Kita butuh pemerintah yang tidak alergi terhadap ide besar, dan masyarakat sipil yang tidak lelah berpikir panjang. Perdamaian sejati tidak bisa diserahkan pada satu pihak; ia harus menjadi ekosistem nilai yang hidup di antara pemerintah, ulama, pengusaha, dan rakyat.
- Aceh: Berkah yang Harus Disyukuri, Bukan Dikeluhkan
Sudah saatnya Aceh berhenti memandang diri sebagai “daerah tersisa.”
Narasi korban harus diganti dengan narasi kebangkitan.
Kita tidak membutuhkan belas kasihan dari pusat; kita membutuhkan rasa hormat karena kemampuan kita berdiri tegak dengan cara sendiri.
Aceh yang kuat bukanlah Aceh yang sibuk menagih hak, tapi Aceh yang memproduksi nilai — nilai damai, nilai kemandirian, nilai kemanusiaan.
Sebagaimana bangsa Jepang membangun identitasnya dari reruntuhan Hiroshima, Aceh pun bisa menata peradaban dari luka lamanya. Tapi syaratnya satu: berhenti menunggu, dan mulai bergerak.
Pemerintah Aceh tidak boleh lagi berpikir dalam horizon masa jabatan lima tahun. Ia harus berpikir dalam horizon sejarah lima puluh tahun.
Penutup
Aceh telah memiliki segalanya untuk menjadi contoh dunia — modal alam, modal sejarah, dan modal moral. Tapi semua itu akan sia-sia jika tidak dibingkai dengan visi yang melampaui politik lokal. Dunia tidak menunggu kita.

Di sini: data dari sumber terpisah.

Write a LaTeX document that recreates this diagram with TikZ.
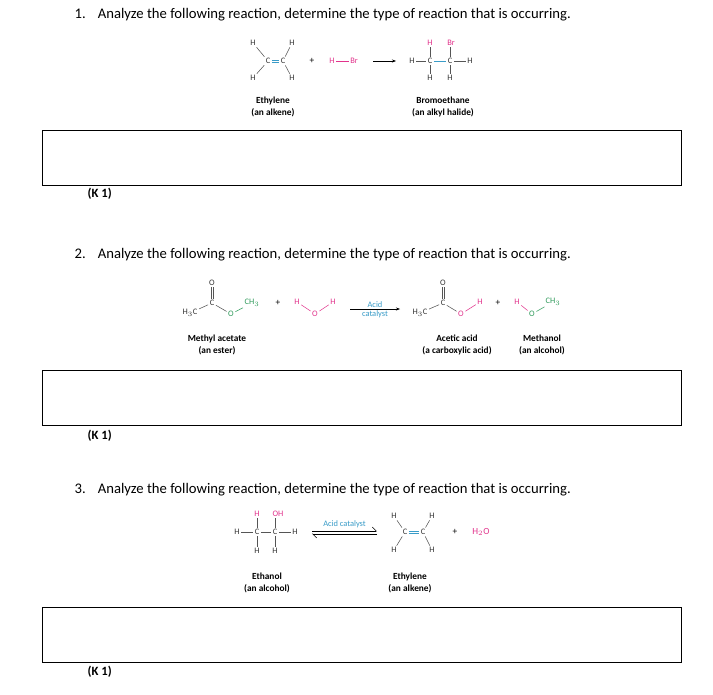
\documentclass[tikz,border=0pt]{standalone}
\usepackage{fontspec}
\setmainfont{Carlito}
\usetikzlibrary{positioning,arrows.meta,calc}
\definecolor{pinkH}{HTML}{E2338C}
\definecolor{blueB}{HTML}{3A9CC8}
\definecolor{greenM}{HTML}{2E9A5A}
\definecolor{bondgray}{HTML}{555555}
\begin{document}
\begin{tikzpicture}[x=0.75pt,y=-0.75pt,
    question/.style={anchor=west, font=\fontsize{11}{13}\selectfont},
    answerbox/.style={draw, line width=0.6pt},
    kmark/.style={anchor=west, font=\bfseries\fontsize{9.5}{11}\selectfont},
    atom/.style={inner sep=0.6pt, font=\fontsize{6.3}{7}\selectfont, text=black!80},
    pinkatom/.style={atom, text=pinkH},
    greenatom/.style={atom, text=greenM},
    bond/.style={draw=bondgray, line width=0.4pt, shorten <=0.5pt, shorten >=0.5pt},
    cbond/.style={draw=blueB, line width=0.4pt, shorten <=0.5pt, shorten >=0.5pt},
    molname/.style={align=center, font=\bfseries\fontsize{7}{8.6}\selectfont},
    plus/.style={font=\fontsize{7}{8}\selectfont},
    catlabel/.style={font=\fontsize{6.3}{7}\selectfont, text=blueB, inner sep=1pt},
]
\useasboundingbox (0,0) rectangle (713,695);
\fill[white] (0,0) rectangle (713,695);

% question 1
\node[question] (qone) at (70,15) {1.\hspace{9pt}Analyze the following reaction, determine the type of reaction that is occurring.};
\node[atom] (ec1) at (268,61) {C};
\node[atom] (ec2) at (283,61) {C};
\node[atom] (eh1) at (253,43) {H};
\node[atom] (eh2) at (292,43) {H};
\node[atom] (eh3) at (253,78) {H};
\node[atom] (eh4) at (292,78) {H};
\draw[cbond] ([yshift=0.8pt]ec1.east) -- ([yshift=0.8pt]ec2.west);
\draw[cbond] ([yshift=-0.8pt]ec1.east) -- ([yshift=-0.8pt]ec2.west);
\draw[bond] (ec1) -- (eh1);
\draw[bond] (ec1) -- (eh3);
\draw[bond] (ec2) -- (eh2);
\draw[bond] (ec2) -- (eh4);
\node[plus] (pone) at (312,61) {+};
\node[pinkatom] (hbrh) at (332,61) {H};
\node[pinkatom] (hbrbr) at (354,61) {Br};
\draw[bond, draw=pinkH] (hbrh) -- (hbrbr);
\coordinate (arrowonea) at (373,61);
\coordinate (arrowoneb) at (396,61);
\draw[-{Stealth[length=3pt]}, line width=0.4pt] (arrowonea) -- (arrowoneb);
\node[atom] (bh1) at (412,61) {H};
\node[atom] (bc1) at (430,61) {C};
\node[atom] (bc2) at (450,61) {C};
\node[atom] (bh2) at (470,61) {H};
\node[pinkatom] (bh3) at (430,43) {H};
\node[pinkatom] (bbr) at (451,43) {Br};
\node[atom] (bh4) at (430,78) {H};
\node[atom] (bh5) at (450,78) {H};
\draw[bond] (bh1) -- (bc1);
\draw[cbond] (bc1) -- (bc2);
\draw[bond] (bc2) -- (bh2);
\draw[bond] (bc1) -- (bh3);
\draw[bond] (bc2) -- (bc2 |- bbr.south);
\draw[bond] (bc1) -- (bh4);
\draw[bond] (bc2) -- (bh5);
\node[molname] (ethyleneone) at (273,107) {Ethylene\\(an alkene)};
\node[molname] (bromoethane) at (443,107) {Bromoethane\\(an alkyl halide)};
\draw[answerbox] (42,130) rectangle (681,185);
\node[kmark] (kone) at (83,194) {(K 1)};

% question 2
\node[question] (qtwo) at (70,255) {2.\hspace{9pt}Analyze the following reaction, determine the type of reaction that is occurring.};
\node[atom] (mao) at (212,283) {O};
\node[atom] (mac) at (212,303) {C};
\node[atom] (mach) at (190,313) {H$_3$C};
\node[greenatom] (maoe) at (231,314) {O};
\node[greenatom] (mame) at (252,303) {CH$_3$};
\draw[bond] ([xshift=0.8pt]mac.north) -- ([xshift=0.8pt]mao.south);
\draw[bond] ([xshift=-0.8pt]mac.north) -- ([xshift=-0.8pt]mao.south);
\draw[bond] (mac) -- (mach);
\draw[bond] (mac) -- (maoe);
\draw[bond, draw=greenM] (maoe) -- (mame);
\node[plus] (ptwo) at (278,303) {+};
\node[pinkatom] (wh1) at (297,302) {H};
\node[pinkatom] (wo) at (315,314) {O};
\node[pinkatom] (wh2) at (333,302) {H};
\draw[bond, draw=pinkH] (wh1) -- (wo);
\draw[bond, draw=pinkH] (wo) -- (wh2);
\coordinate (arrowtwoa) at (350,309);
\coordinate (arrowtwob) at (400,309);
\draw[-{Stealth[length=3pt]}, line width=0.4pt] (arrowtwoa) -- (arrowtwob);
\node[catlabel, above=0pt of $(arrowtwoa)!0.5!(arrowtwob)$] (acidtwo) {Acid};
\node[catlabel, below=0pt of $(arrowtwoa)!0.5!(arrowtwob)$] (cattwo) {catalyst};
\node[atom] (aao) at (443,283) {O};
\node[atom] (aac) at (443,303) {C};
\node[atom] (aach) at (420,313) {H$_3$C};
\node[pinkatom] (aaoh) at (461,314) {O};
\node[pinkatom] (aah) at (480,302) {H};
\draw[bond] ([xshift=0.8pt]aac.north) -- ([xshift=0.8pt]aao.south);
\draw[bond] ([xshift=-0.8pt]aac.north) -- ([xshift=-0.8pt]aao.south);
\draw[bond] (aac) -- (aach);
\draw[bond] (aac) -- (aaoh);
\draw[bond, draw=pinkH] (aaoh) -- (aah);
\node[plus] (pthree) at (498,303) {+};
\node[pinkatom] (meh) at (517,302) {H};
\node[greenatom] (meo) at (532,314) {O};
\node[greenatom] (mech) at (553,302) {CH$_3$};
\draw[bond, draw=pinkH] (meh) -- (meo);
\draw[bond, draw=greenM] (meo) -- (mech);
\node[molname] (methylacetate) at (217,345) {Methyl acetate\\(an ester)};
\node[molname] (aceticacid) at (457,345) {Acetic acid\\(a carboxylic acid)};
\node[molname] (methanol) at (542,345) {Methanol\\(an alcohol)};
\draw[answerbox] (42,370) rectangle (681,425);
\node[kmark] (ktwo) at (83,436) {(K 1)};

% question 3
\node[question] (qthree) at (70,490) {3.\hspace{9pt}Analyze the following reaction, determine the type of reaction that is occurring.};
\node[atom] (th1) at (237,532) {H};
\node[atom] (tc1) at (257,532) {C};
\node[atom] (tc2) at (275,532) {C};
\node[atom] (th2) at (295,532) {H};
\node[pinkatom] (th3) at (257,514) {H};
\node[pinkatom] (toh) at (278,514) {OH};
\node[atom] (th4) at (257,551) {H};
\node[atom] (th5) at (275,551) {H};
\draw[bond] (th1) -- (tc1);
\draw[bond] (tc1) -- (tc2);
\draw[bond] (tc2) -- (th2);
\draw[bond] (tc1) -- (th3);
\draw[bond] (tc2) -- (tc2 |- toh.south);
\draw[bond] (tc1) -- (th4);
\draw[bond] (tc2) -- (th5);
\coordinate (eqa) at (312,531);
\coordinate (eqb) at (377,531);
\coordinate (eqc) at (312,534);
\coordinate (eqd) at (377,534);
\draw[-{Straight Barb[harpoon,length=3pt]}, line width=0.4pt] (eqa) -- (eqb);
\draw[-{Straight Barb[harpoon,length=3pt]}, line width=0.4pt] (eqd) -- (eqc);
\node[catlabel, above=1pt of $(eqa)!0.5!(eqb)$] (catthree) {Acid catalyst};
\node[atom] (yc1) at (405,532) {C};
\node[atom] (yc2) at (423,532) {C};
\node[atom] (yh1) at (394,516) {H};
\node[atom] (yh2) at (432,516) {H};
\node[atom] (yh3) at (394,550) {H};
\node[atom] (yh4) at (432,550) {H};
\draw[cbond] ([yshift=0.8pt]yc1.east) -- ([yshift=0.8pt]yc2.west);
\draw[cbond] ([yshift=-0.8pt]yc1.east) -- ([yshift=-0.8pt]yc2.west);
\draw[bond] (yc1) -- (yh1);
\draw[bond] (yc1) -- (yh3);
\draw[bond] (yc2) -- (yh2);
\draw[bond] (yc2) -- (yh4);
\node[plus] (pfour) at (455,532) {+};
\node[pinkatom, font=\fontsize{7}{8}\selectfont] (water) at (481,532) {H$_2$O};
\node[molname] (ethanol) at (267,583) {Ethanol\\(an alcohol)};
\node[molname] (ethylenetwo) at (410,583) {Ethylene\\(an alkene)};
\draw[answerbox] (42,607) rectangle (681,662);
\node[kmark] (kthree) at (83,672) {(K 1)};
\end{tikzpicture}
\end{document}
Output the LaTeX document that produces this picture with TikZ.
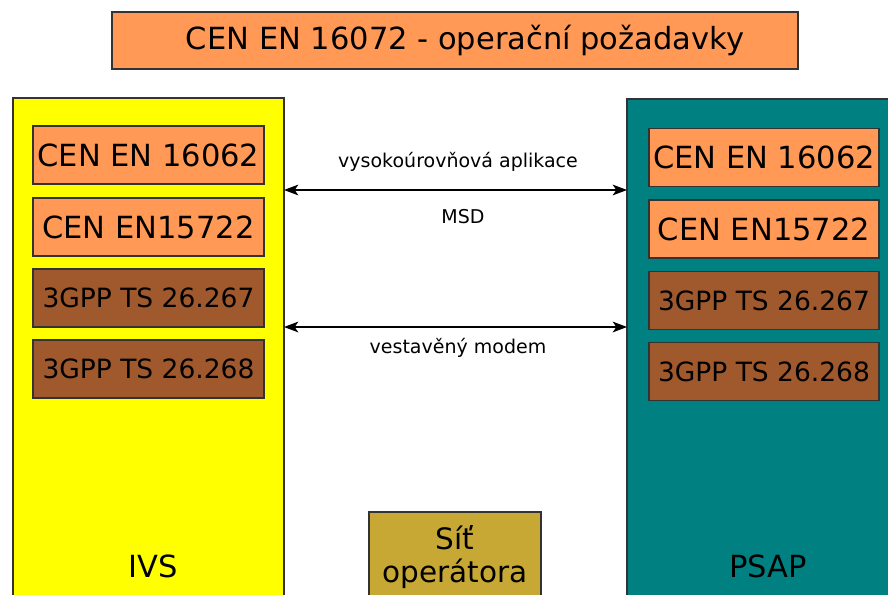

Kini tugas kita adalah membuktikan bahwa Aceh bukan hanya provinsi yang selamat dari perang dan tsunami, tetapi provinsi yang berhasil mengubah penderitaan menjadi pengetahuan, dan sumber daya menjadi sumber daya damai.
Itulah Aceh yang bermartabat. Aceh yang tidak menunggu belas kasihan, tapi menawarkan inspirasi.
Aceh yang tidak meniru dunia, tapi mengajarkan dunia tentang cara menjadi manusia setelah luka.